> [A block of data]
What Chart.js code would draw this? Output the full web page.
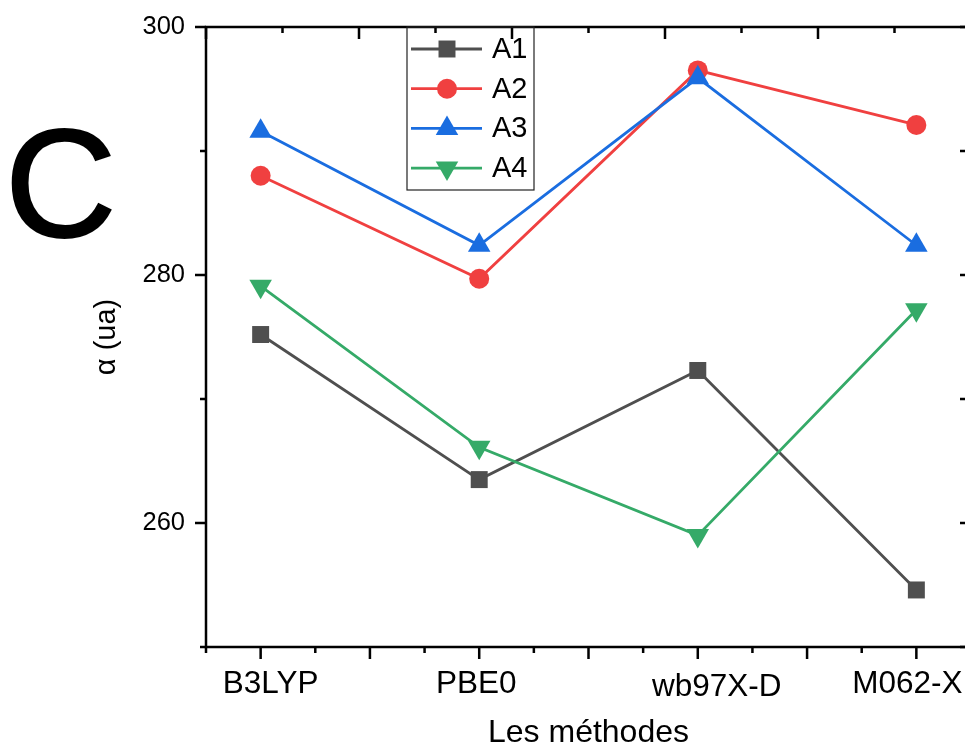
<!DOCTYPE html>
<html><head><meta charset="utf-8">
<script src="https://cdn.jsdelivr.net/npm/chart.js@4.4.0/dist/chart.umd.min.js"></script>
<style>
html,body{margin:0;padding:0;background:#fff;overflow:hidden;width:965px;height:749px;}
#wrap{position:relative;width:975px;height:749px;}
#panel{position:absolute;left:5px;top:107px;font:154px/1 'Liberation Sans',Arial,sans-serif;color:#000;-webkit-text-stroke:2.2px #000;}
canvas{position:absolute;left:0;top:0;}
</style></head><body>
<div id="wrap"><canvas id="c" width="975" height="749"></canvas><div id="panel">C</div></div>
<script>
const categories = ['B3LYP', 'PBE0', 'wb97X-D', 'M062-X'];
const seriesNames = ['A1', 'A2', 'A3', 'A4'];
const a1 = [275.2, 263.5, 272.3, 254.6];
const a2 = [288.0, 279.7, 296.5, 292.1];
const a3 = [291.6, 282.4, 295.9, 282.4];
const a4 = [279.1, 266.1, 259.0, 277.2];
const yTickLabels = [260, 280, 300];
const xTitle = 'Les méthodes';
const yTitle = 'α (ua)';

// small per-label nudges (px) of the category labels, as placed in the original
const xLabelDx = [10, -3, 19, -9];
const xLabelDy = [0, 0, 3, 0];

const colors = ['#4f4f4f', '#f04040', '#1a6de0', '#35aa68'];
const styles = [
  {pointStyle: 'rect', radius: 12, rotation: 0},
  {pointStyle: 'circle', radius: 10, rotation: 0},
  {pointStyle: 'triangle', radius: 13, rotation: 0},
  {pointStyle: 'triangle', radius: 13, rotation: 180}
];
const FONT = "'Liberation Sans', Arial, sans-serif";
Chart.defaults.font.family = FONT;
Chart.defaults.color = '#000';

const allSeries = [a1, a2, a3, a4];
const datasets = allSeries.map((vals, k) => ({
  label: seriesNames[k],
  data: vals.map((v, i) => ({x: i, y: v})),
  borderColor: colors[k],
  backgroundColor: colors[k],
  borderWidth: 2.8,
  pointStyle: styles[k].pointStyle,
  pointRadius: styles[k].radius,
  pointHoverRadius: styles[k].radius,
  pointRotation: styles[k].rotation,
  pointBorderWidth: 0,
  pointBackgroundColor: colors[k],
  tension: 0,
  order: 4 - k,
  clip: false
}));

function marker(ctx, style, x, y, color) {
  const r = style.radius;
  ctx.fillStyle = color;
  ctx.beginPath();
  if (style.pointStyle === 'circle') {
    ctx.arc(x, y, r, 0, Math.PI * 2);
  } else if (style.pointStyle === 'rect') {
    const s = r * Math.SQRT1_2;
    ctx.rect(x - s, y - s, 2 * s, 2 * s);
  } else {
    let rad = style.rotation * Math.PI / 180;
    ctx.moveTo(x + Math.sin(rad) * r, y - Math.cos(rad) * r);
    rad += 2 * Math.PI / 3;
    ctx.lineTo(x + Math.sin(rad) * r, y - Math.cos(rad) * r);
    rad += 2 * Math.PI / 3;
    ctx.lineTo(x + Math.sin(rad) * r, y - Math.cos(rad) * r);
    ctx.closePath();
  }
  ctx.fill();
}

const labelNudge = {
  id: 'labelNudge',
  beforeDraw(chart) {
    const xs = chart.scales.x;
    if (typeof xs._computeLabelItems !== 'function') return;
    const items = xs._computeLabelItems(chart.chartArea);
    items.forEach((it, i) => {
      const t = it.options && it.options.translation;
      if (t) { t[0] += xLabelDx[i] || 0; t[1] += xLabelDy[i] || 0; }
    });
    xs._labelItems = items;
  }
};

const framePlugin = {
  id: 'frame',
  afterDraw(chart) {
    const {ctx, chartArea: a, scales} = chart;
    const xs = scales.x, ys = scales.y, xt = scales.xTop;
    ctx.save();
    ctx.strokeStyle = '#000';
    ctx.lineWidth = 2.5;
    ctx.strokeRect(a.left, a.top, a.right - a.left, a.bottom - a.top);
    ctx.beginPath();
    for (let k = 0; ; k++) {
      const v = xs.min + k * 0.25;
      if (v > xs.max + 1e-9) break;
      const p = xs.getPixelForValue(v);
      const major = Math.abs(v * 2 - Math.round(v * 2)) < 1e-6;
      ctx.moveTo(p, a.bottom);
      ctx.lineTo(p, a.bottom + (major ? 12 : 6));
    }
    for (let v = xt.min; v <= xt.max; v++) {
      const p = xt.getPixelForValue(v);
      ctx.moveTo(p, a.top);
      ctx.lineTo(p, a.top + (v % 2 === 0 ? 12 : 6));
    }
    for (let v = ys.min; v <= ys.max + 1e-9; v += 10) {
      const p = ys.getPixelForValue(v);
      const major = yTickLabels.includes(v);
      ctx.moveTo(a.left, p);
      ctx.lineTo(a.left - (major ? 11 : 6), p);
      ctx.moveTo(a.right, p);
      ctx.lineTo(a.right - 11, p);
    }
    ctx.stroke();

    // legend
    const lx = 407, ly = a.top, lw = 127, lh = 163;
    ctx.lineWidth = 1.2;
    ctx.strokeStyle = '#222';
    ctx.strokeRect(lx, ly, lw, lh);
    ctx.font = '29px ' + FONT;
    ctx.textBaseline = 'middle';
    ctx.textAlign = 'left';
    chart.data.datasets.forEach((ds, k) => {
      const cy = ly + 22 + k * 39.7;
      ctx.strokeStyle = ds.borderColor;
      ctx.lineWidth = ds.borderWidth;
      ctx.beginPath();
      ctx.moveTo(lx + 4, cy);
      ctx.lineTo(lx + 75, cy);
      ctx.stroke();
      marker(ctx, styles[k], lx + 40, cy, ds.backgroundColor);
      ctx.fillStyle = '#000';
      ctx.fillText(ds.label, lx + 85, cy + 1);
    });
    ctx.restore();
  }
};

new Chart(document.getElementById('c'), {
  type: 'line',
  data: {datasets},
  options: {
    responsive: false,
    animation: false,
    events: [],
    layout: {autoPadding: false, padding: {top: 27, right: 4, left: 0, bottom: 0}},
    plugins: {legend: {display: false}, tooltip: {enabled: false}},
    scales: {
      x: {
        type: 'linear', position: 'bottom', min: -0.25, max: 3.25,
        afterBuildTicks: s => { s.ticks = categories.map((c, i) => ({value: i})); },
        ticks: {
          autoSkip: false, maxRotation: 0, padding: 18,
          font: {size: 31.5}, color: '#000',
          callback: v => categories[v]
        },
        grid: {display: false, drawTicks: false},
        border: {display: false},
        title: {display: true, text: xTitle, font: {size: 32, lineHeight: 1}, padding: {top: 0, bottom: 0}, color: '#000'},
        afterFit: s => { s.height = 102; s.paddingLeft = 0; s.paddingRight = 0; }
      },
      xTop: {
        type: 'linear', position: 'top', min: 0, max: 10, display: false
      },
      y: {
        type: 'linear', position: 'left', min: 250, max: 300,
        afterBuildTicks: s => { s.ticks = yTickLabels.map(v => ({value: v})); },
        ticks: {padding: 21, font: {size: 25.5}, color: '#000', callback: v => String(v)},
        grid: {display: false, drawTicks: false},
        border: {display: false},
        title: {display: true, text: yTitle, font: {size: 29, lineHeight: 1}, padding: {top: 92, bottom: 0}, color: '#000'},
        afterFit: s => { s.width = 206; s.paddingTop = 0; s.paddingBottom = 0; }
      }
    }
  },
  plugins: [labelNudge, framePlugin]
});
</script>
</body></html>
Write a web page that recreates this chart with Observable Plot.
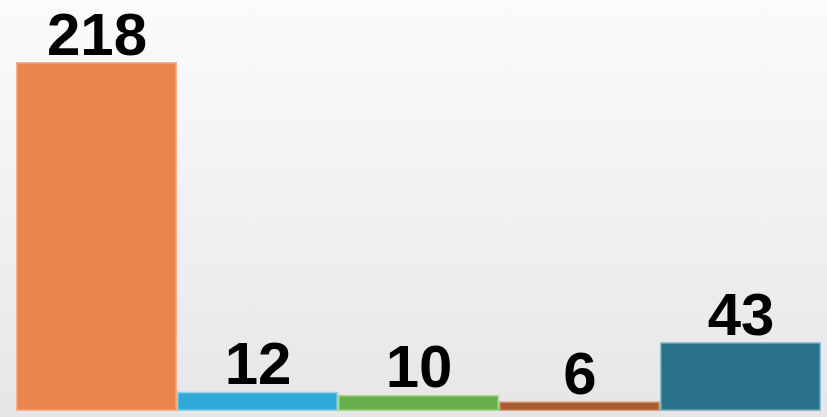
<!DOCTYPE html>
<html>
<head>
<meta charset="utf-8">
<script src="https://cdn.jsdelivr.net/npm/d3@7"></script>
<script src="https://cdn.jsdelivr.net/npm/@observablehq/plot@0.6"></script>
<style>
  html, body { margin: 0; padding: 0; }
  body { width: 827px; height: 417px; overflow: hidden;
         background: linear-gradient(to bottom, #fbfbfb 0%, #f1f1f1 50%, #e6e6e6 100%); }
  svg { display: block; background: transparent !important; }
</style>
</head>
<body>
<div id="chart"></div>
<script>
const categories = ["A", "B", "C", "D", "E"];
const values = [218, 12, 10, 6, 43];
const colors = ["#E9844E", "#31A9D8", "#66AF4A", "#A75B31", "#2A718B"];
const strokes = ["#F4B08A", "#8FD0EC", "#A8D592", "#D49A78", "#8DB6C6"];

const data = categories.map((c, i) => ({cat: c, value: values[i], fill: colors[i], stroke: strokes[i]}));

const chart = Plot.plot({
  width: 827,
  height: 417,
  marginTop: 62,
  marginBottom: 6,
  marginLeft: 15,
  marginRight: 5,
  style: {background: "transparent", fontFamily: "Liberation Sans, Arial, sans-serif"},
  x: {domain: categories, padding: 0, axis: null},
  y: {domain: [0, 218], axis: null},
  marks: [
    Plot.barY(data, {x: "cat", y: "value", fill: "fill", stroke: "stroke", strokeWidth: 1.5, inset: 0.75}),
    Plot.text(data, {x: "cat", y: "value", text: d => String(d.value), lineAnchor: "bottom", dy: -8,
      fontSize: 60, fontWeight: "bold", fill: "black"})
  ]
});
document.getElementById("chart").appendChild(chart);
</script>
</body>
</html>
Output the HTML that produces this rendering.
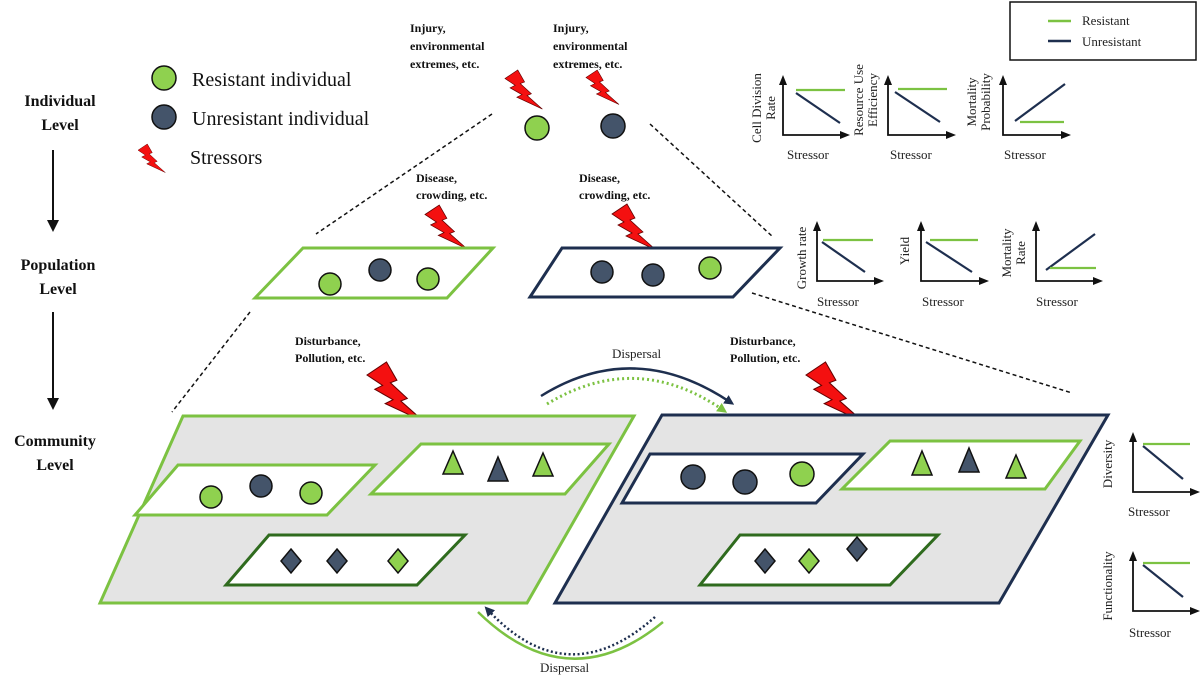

> [Your objective]
Write out exactly the lines between the start of the data and the line with "Chart.defaults.color = '#000';", including both, but none of the pictures.

> [Finished exercise]
What Chart.js code would draw this? Output the full web page.
<!DOCTYPE html>
<html><head><meta charset="utf-8">
<script src="https://cdn.jsdelivr.net/npm/chart.js@4.4.0/dist/chart.umd.min.js"></script>
<style>
html,body{margin:0;padding:0;background:#fff;overflow:hidden;width:965px;height:749px;}
#wrap{position:relative;width:975px;height:749px;}
#panel{position:absolute;left:5px;top:107px;font:154px/1 'Liberation Sans',Arial,sans-serif;color:#000;-webkit-text-stroke:2.2px #000;}
canvas{position:absolute;left:0;top:0;}
</style></head><body>
<div id="wrap"><canvas id="c" width="975" height="749"></canvas><div id="panel">C</div></div>
<script>
const categories = ['B3LYP', 'PBE0', 'wb97X-D', 'M062-X'];
const seriesNames = ['A1', 'A2', 'A3', 'A4'];
const a1 = [275.2, 263.5, 272.3, 254.6];
const a2 = [288.0, 279.7, 296.5, 292.1];
const a3 = [291.6, 282.4, 295.9, 282.4];
const a4 = [279.1, 266.1, 259.0, 277.2];
const yTickLabels = [260, 280, 300];
const xTitle = 'Les méthodes';
const yTitle = 'α (ua)';

// small per-label nudges (px) of the category labels, as placed in the original
const xLabelDx = [10, -3, 19, -9];
const xLabelDy = [0, 0, 3, 0];

const colors = ['#4f4f4f', '#f04040', '#1a6de0', '#35aa68'];
const styles = [
  {pointStyle: 'rect', radius: 12, rotation: 0},
  {pointStyle: 'circle', radius: 10, rotation: 0},
  {pointStyle: 'triangle', radius: 13, rotation: 0},
  {pointStyle: 'triangle', radius: 13, rotation: 180}
];
const FONT = "'Liberation Sans', Arial, sans-serif";
Chart.defaults.font.family = FONT;
Chart.defaults.color = '#000';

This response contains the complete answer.